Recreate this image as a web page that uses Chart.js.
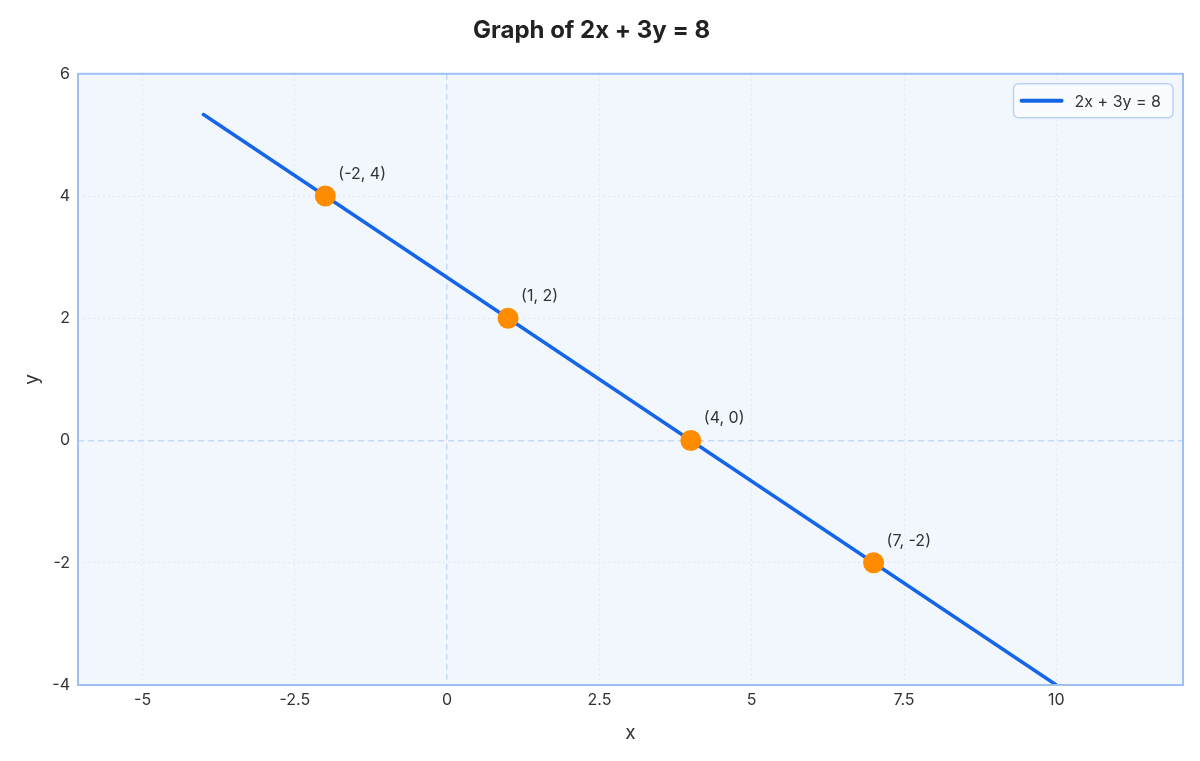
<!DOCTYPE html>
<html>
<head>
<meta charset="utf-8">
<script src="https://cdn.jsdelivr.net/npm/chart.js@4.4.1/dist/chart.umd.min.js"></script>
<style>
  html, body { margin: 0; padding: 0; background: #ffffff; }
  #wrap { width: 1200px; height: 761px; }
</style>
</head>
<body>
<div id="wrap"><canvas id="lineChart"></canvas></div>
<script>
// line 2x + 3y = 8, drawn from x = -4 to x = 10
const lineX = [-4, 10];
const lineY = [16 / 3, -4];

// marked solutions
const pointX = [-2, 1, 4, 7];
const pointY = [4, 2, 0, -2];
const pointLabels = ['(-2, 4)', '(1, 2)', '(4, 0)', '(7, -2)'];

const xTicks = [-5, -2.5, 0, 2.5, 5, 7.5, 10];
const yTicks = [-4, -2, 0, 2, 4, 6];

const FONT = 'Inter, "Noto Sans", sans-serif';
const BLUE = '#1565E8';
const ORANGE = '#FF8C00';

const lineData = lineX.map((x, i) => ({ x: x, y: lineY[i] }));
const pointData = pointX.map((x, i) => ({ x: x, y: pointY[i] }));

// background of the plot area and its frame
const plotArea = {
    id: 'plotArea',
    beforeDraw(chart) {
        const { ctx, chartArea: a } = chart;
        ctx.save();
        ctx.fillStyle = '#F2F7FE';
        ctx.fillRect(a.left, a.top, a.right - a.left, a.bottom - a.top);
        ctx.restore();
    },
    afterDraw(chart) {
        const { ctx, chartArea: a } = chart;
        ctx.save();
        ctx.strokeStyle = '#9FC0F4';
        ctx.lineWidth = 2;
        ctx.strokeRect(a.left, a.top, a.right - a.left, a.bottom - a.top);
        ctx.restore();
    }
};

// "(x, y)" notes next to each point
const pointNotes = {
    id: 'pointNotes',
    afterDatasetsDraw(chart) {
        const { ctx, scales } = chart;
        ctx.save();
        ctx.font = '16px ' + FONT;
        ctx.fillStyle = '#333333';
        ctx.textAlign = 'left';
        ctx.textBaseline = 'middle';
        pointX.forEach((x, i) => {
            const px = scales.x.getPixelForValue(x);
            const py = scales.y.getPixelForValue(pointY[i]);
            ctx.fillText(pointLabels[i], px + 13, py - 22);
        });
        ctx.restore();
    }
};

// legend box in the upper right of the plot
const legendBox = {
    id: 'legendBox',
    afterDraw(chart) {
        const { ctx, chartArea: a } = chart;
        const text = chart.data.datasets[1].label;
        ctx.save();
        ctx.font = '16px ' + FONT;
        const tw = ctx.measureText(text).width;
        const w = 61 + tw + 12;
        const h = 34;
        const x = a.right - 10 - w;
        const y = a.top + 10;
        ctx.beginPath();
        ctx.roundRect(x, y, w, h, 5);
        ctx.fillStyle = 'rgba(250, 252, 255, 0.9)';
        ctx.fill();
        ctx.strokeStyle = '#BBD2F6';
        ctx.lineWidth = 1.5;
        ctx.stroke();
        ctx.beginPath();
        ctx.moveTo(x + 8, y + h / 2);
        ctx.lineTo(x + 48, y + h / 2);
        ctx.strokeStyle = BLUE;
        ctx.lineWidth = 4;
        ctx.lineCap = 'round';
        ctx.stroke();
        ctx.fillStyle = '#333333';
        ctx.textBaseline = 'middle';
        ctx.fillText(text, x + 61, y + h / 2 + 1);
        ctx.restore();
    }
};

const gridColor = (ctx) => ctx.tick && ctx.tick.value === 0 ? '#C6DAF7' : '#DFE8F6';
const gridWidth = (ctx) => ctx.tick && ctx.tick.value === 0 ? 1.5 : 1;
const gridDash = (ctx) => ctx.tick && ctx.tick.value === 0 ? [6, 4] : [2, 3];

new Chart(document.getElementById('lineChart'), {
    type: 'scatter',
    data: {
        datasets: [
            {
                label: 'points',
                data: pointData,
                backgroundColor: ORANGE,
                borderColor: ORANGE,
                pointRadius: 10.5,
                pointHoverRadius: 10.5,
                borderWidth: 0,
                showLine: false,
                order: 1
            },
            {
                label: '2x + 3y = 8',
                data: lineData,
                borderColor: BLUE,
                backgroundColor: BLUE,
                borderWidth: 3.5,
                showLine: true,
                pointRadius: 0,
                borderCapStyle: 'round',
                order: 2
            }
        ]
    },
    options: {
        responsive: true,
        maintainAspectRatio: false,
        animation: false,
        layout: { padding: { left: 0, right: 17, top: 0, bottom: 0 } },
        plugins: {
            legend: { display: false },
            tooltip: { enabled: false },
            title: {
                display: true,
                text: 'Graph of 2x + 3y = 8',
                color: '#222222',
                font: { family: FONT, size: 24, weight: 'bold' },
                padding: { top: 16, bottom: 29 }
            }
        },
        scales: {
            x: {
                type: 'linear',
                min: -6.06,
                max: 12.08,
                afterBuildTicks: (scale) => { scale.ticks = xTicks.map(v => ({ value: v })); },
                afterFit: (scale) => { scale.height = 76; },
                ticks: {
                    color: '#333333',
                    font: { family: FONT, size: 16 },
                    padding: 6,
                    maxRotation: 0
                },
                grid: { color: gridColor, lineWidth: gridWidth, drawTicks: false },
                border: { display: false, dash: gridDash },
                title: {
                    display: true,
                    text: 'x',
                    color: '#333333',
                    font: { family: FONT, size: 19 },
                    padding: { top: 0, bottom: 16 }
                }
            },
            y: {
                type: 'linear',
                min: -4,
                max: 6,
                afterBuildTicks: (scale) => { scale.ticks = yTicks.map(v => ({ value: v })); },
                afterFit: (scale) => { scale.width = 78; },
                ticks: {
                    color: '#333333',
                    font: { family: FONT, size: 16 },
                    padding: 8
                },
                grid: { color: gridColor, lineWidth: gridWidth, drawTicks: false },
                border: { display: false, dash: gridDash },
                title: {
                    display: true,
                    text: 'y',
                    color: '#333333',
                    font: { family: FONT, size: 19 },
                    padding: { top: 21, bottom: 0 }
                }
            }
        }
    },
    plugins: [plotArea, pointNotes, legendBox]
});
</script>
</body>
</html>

######

**Exercise directions**
Repeat the data exactly in full, omitting its pictures.

**Result of this task**
Recreate this image as a web page that uses Chart.js.
<!DOCTYPE html>
<html>
<head>
<meta charset="utf-8">
<script src="https://cdn.jsdelivr.net/npm/chart.js@4.4.1/dist/chart.umd.min.js"></script>
<style>
  html, body { margin: 0; padding: 0; background: #ffffff; }
  #wrap { width: 1200px; height: 761px; }
</style>
</head>
<body>
<div id="wrap"><canvas id="lineChart"></canvas></div>
<script>
// line 2x + 3y = 8, drawn from x = -4 to x = 10
const lineX = [-4, 10];
const lineY = [16 / 3, -4];

// marked solutions
const pointX = [-2, 1, 4, 7];
const pointY = [4, 2, 0, -2];
const pointLabels = ['(-2, 4)', '(1, 2)', '(4, 0)', '(7, -2)'];

const xTicks = [-5, -2.5, 0, 2.5, 5, 7.5, 10];
const yTicks = [-4, -2, 0, 2, 4, 6];

const FONT = 'Inter, "Noto Sans", sans-serif';
const BLUE = '#1565E8';
const ORANGE = '#FF8C00';

const lineData = lineX.map((x, i) => ({ x: x, y: lineY[i] }));
const pointData = pointX.map((x, i) => ({ x: x, y: pointY[i] }));

// background of the plot area and its frame
const plotArea = {
    id: 'plotArea',
    beforeDraw(chart) {
        const { ctx, chartArea: a } = chart;
        ctx.save();
        ctx.fillStyle = '#F2F7FE';
        ctx.fillRect(a.left, a.top, a.right - a.left, a.bottom - a.top);
        ctx.restore();
    },
    afterDraw(chart) {
        const { ctx, chartArea: a } = chart;
        ctx.save();
        ctx.strokeStyle = '#9FC0F4';
        ctx.lineWidth = 2;
        ctx.strokeRect(a.left, a.top, a.right - a.left, a.bottom - a.top);
        ctx.restore();
    }
};

// "(x, y)" notes next to each point
const pointNotes = {
    id: 'pointNotes',
    afterDatasetsDraw(chart) {
        const { ctx, scales } = chart;
        ctx.save();
        ctx.font = '16px ' + FONT;
        ctx.fillStyle = '#333333';
        ctx.textAlign = 'left';
        ctx.textBaseline = 'middle';
        pointX.forEach((x, i) => {
            const px = scales.x.getPixelForValue(x);
            const py = scales.y.getPixelForValue(pointY[i]);
            ctx.fillText(pointLabels[i], px + 13, py - 22);
        });
        ctx.restore();
    }
};

// legend box in the upper right of the plot
const legendBox = {
    id: 'legendBox',
    afterDraw(chart) {
        const { ctx, chartArea: a } = chart;
        const text = chart.data.datasets[1].label;
        ctx.save();
        ctx.font = '16px ' + FONT;
        const tw = ctx.measureText(text).width;
        const w = 61 + tw + 12;
        const h = 34;
        const x = a.right - 10 - w;
        const y = a.top + 10;
        ctx.beginPath();
        ctx.roundRect(x, y, w, h, 5);
        ctx.fillStyle = 'rgba(250, 252, 255, 0.9)';
        ctx.fill();
        ctx.strokeStyle = '#BBD2F6';
        ctx.lineWidth = 1.5;
        ctx.stroke();
        ctx.beginPath();
        ctx.moveTo(x + 8, y + h / 2);
        ctx.lineTo(x + 48, y + h / 2);
        ctx.strokeStyle = BLUE;
        ctx.lineWidth = 4;
        ctx.lineCap = 'round';
        ctx.stroke();
        ctx.fillStyle = '#333333';
        ctx.textBaseline = 'middle';
        ctx.fillText(text, x + 61, y + h / 2 + 1);
        ctx.restore();
    }
};

const gridColor = (ctx) => ctx.tick && ctx.tick.value === 0 ? '#C6DAF7' : '#DFE8F6';
const gridWidth = (ctx) => ctx.tick && ctx.tick.value === 0 ? 1.5 : 1;
const gridDash = (ctx) => ctx.tick && ctx.tick.value === 0 ? [6, 4] : [2, 3];

new Chart(document.getElementById('lineChart'), {
    type: 'scatter',
    data: {
        datasets: [
            {
                label: 'points',
                data: pointData,
                backgroundColor: ORANGE,
                borderColor: ORANGE,
                pointRadius: 10.5,
                pointHoverRadius: 10.5,
                borderWidth: 0,
                showLine: false,
                order: 1
            },
            {
                label: '2x + 3y = 8',
                data: lineData,
                borderColor: BLUE,
                backgroundColor: BLUE,
                borderWidth: 3.5,
                showLine: true,
                pointRadius: 0,
                borderCapStyle: 'round',
                order: 2
            }
        ]
    },
    options: {
        responsive: true,
        maintainAspectRatio: false,
        animation: false,
        layout: { padding: { left: 0, right: 17, top: 0, bottom: 0 } },
        plugins: {
            legend: { display: false },
            tooltip: { enabled: false },
            title: {
                display: true,
                text: 'Graph of 2x + 3y = 8',
                color: '#222222',
                font: { family: FONT, size: 24, weight: 'bold' },
                padding: { top: 16, bottom: 29 }
            }
        },
        scales: {
            x: {
                type: 'linear',
                min: -6.06,
                max: 12.08,
                afterBuildTicks: (scale) => { scale.ticks = xTicks.map(v => ({ value: v })); },
                afterFit: (scale) => { scale.height = 76; },
                ticks: {
                    color: '#333333',
                    font: { family: FONT, size: 16 },
                    padding: 6,
                    maxRotation: 0
                },
                grid: { color: gridColor, lineWidth: gridWidth, drawTicks: false },
                border: { display: false, dash: gridDash },
                title: {
                    display: true,
                    text: 'x',
                    color: '#333333',
                    font: { family: FONT, size: 19 },
                    padding: { top: 0, bottom: 16 }
                }
            },
            y: {
                type: 'linear',
                min: -4,
                max: 6,
                afterBuildTicks: (scale) => { scale.ticks = yTicks.map(v => ({ value: v })); },
                afterFit: (scale) => { scale.width = 78; },
                ticks: {
                    color: '#333333',
                    font: { family: FONT, size: 16 },
                    padding: 8
                },
                grid: { color: gridColor, lineWidth: gridWidth, drawTicks: false },
                border: { display: false, dash: gridDash },
                title: {
                    display: true,
                    text: 'y',
                    color: '#333333',
                    font: { family: FONT, size: 19 },
                    padding: { top: 21, bottom: 0 }
                }
            }
        }
    },
    plugins: [plotArea, pointNotes, legendBox]
});
</script>
</body>
</html>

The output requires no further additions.